Church as the People of God

Why is the Church called the People of God?

Behold, the days are coming, says the Lord, when I will make a new covenant with the house of Israel and the house of Judah…. I will put my law within them, and I will write it upon their hearts; and I will be their God, and they shall be my people.  (Jer 31:31-33)

You are a chosen race, a royal priesthood, a holy nation, God’s own people, that you may declare the wonderful deeds of him who called you out of darkness into his marvelous light.  Once you were no people but now you are God’s people; once you had not received mercy but now you have received mercy.  (1 Pt 2:9-10)

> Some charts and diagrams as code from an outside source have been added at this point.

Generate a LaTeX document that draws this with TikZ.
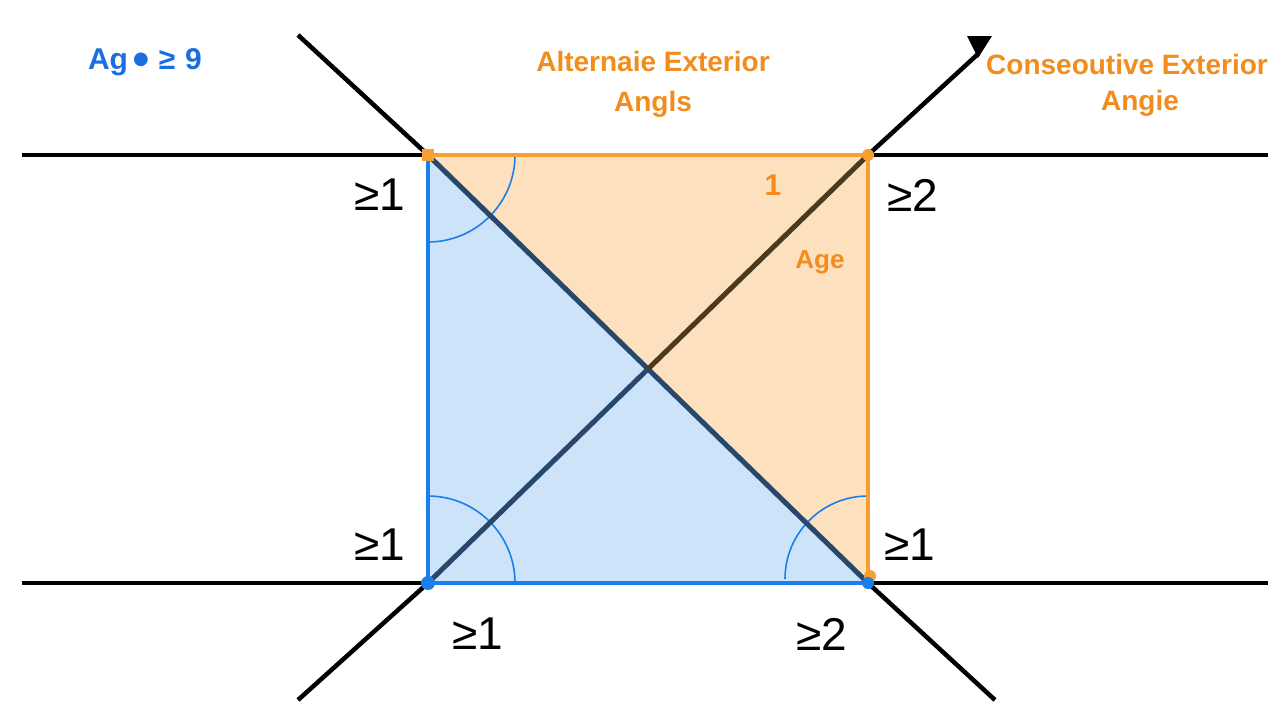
\documentclass[tikz,border=0pt]{standalone}
\usepackage{fontspec}
\setmainfont{Liberation Sans}
\newfontfamily\symfont{DejaVu Sans}
\definecolor{bl}{HTML}{1A7FEA}
\definecolor{blfill}{HTML}{CCE3F9}
\definecolor{orl}{HTML}{F5A030}
\definecolor{orfill}{HTML}{FDE1BF}
\definecolor{ortext}{HTML}{F28C1C}
\definecolor{navy}{HTML}{27486A}
\definecolor{brownish}{HTML}{4A3A20}
\definecolor{bltext}{HTML}{1A6FE0}
\tikzset{
  blackline/.style={line width=4.5pt, black},
  angtext/.style={font=\fontsize{46}{46}\selectfont, text=black, inner sep=0pt},
  ortxt/.style={font=\bfseries\fontsize{28}{40}\selectfont, text=ortext, align=center, inner sep=0pt},
  arcline/.style={line width=1.6pt, bl},
}
\begin{document}
\begin{tikzpicture}[x=1pt,y=-1pt]
\useasboundingbox (0,0) rectangle (1280,720);
\fill[white] (0,0) rectangle (1280,720);
% corners
\coordinate (TL) at (428,155);
\coordinate (TR) at (868,155);
\coordinate (BL) at (428,583);
\coordinate (BR) at (868,583);
\coordinate (C) at (648,369);
% fills
\fill[blfill] (TL) -- (BL) -- (BR) -- cycle;
\fill[orfill] (TL) -- (TR) -- (BR) -- cycle;
% parallel lines
\coordinate (L1a) at (22,155);
\coordinate (L1b) at (1268,155);
\coordinate (L2a) at (22,583);
\coordinate (L2b) at (1268,583);
\draw[blackline] (L1a) -- (TL);
\draw[blackline] (TR) -- (L1b);
\draw[blackline] (L2a) -- (BL);
\draw[blackline] (BR) -- (L2b);
% transversal extensions
\coordinate (E1) at (298,35);
\coordinate (E2) at (995,700);
\coordinate (E3) at (298,700);
\coordinate (E4) at (978,54);
\draw[blackline] (E1) -- (TL);
\draw[blackline] (BR) -- (E2);
\draw[blackline] (E3) -- (BL);
\draw[blackline] (TR) -- (E4);
\fill[black] (967,36) -- (992,36) -- (978,58) -- cycle;
% arcs
\draw[arcline] (515,155) arc[start angle=0, end angle=90, radius=87];
\draw[arcline] (428,496) arc[start angle=-90, end angle=0, radius=87];
\draw[arcline] (868,496) arc[start angle=-90, end angle=-180, radius=83];
% square sides
\draw[line width=4pt, bl] (TL) -- (BL) -- (BR);
\draw[line width=4pt, orl] (TL) -- (TR) -- (BR);
% diagonals
\draw[line width=5pt, navy] (TL) -- (BR);
\draw[line width=5pt, navy] (BL) -- (C);
\draw[line width=5pt, brownish] (C) -- (TR);
% corner dots
\fill[orl] (422,149) rectangle (434,161);
\fill[orl] (TR) circle (6);
\fill[bl] (BL) circle (7);
\fill[orl] (BR) ++(2,-7) circle (6);
\fill[bl] (BR) circle (6);
% texts
\node[font=\bfseries\fontsize{30}{30}\selectfont, text=bltext, inner sep=0pt] (t0) at (145,62) {Ag\,\raisebox{5pt}{\symfont\fontsize{18}{18}\selectfont ●}\,\,≥\,\,9};
\node[ortxt] (t1) at (653,84) {Alternaie Exterior\\Angls};
\node[ortxt, anchor=west] (t2) at (986,64) {Conseoutive Exterior};
\node[ortxt] (t3) at (1140,103) {Angie};
\node[font=\bfseries\fontsize{30}{30}\selectfont, text=ortext, inner sep=0pt] (t4) at (773,185) {1};
\node[font=\bfseries\fontsize{26}{26}\selectfont, text=ortext, inner sep=0pt] (t5) at (820,262) {Age};
\node[angtext] (a1) at (380,195) {≥1};
\node[angtext] (a2) at (913,195) {≥2};
\node[angtext] (a3) at (380,545) {≥1};
\node[angtext] (a4) at (910,545) {≥1};
\node[angtext] (a5) at (478,634) {≥1};
\node[angtext] (a6) at (822,634) {≥2};
\end{tikzpicture}
\end{document}
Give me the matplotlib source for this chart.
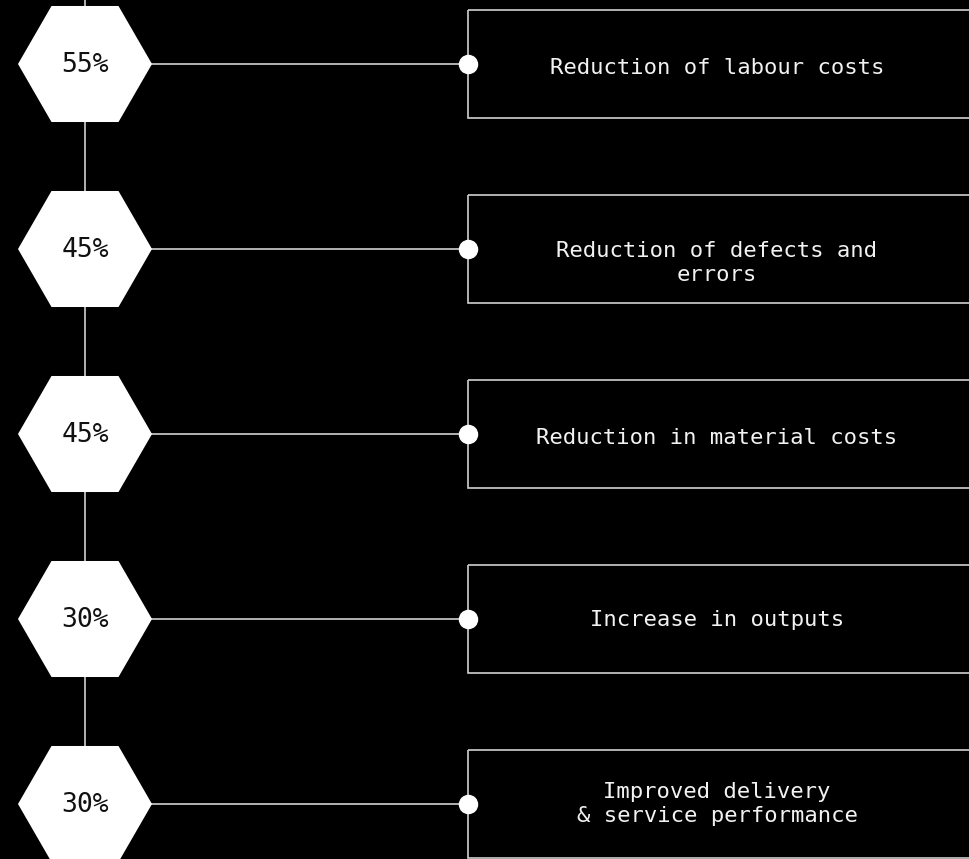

The Church, the congregation of all those who believe in Christ, is the People of God, which he himself bought with his Blood.  It is closely related to the assembly of Israel at Mount Sinai.  After setting the Israelites free from their bondage in Egypt, god made a covenant with Moses and the Israelites at Mount Sinai, promising that if they kept the covenant, they would be his Chosen People, a kingdom of priests and a holy nation.

In the New Covenant in Jesus Christ, God once again set his people free—and called upon all to become his disciples, thus forming the new People of God:

At all times and in every race God has given welcome to whosoever fears Him and does what is right (cf. Acts 10:35).  God, however, does not make men holy and save them merely as individuals, without bond or link between one another.  Rather has it pleased Him to bring men together as one people, a people which acknowledges Him in truth and serves Him in holiness.  He therefore chose the race of Israel as a people unto Himself.  With it He set up a covenant…. All these things, however, were done by way in preparation and as a figure of that new and perfect covenant, which was to be ratified by Christ…. Christ instituted this new covenant, the new testament, that is to say, in His Blood (cf. 1 Cor 11:25), calling together a people made up of Jew and gentile, making them one, not according to the flesh but in the Spirit.  (LG 9; cf. CCC 804)

The People of God have several identifying characteristics.  God calls together his people from among all peoples of the earth.  They become members by faith and Baptism, and have Christ himself as their head.  they possess dignity and freedom as children of God, living according to the new commandment of love and carrying out his sacred mission within the world by virtue of their vocation as a priestly, prophetic, and royal people.  Finally, God’s people are destined for eternal glory in Heaven.  (Cf. CCC 782-786, 802, 1141, 1268)

The Catechism addresses this question in paragraph 781.